Can this calculator be used for non-Newtonian fluids?
This calculator is designed for Newtonian fluids (like water, oil, etc.) where viscosity is constant regardless of shear rate. For non-Newtonian fluids (such as slurries, some polymers, or food products), the relationship between shear stress and shear rate is not linear, and the standard Darcy-Weisbach equation doesn't apply directly. Specialized rheological models and modified friction factor calculations are required for non-Newtonian fluids. We recommend consulting with a fluid dynamics specialist for such applications.
What is the relationship between TDH and pump power requirements?
Pump power requirements are directly related to TDH through the water horsepower equation: P = (Q × TDH × SG) / (3960 × η), where P is power in horsepower, Q is flow rate in GPM, TDH is in feet, SG is specific gravity of the fluid (1.0 for water), and η is pump efficiency (typically 0.6-0.85). This shows that power requirements increase linearly with both flow rate and TDH. Doubling either the flow rate or the TDH will approximately double the power requirement, assuming constant efficiency.
How do I account for multiple pipes in parallel or series in my TDH calculation?

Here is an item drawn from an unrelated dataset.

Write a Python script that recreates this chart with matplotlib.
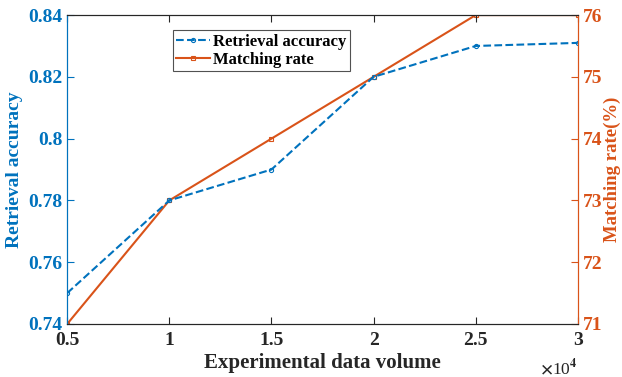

For pipes in series, simply add the lengths together and use the total length in your calculation. The flow rate is the same through all pipes in series. For pipes in parallel, the flow is divided between the branches. Each parallel branch should be calculated separately with its own flow rate (which sums to the total flow), and the branch with the highest TDH determines the system TDH. The calculator can be used for each branch individually, then the results compared. In practice, parallel pipes are often used to reduce overall system TDH by providing multiple flow paths.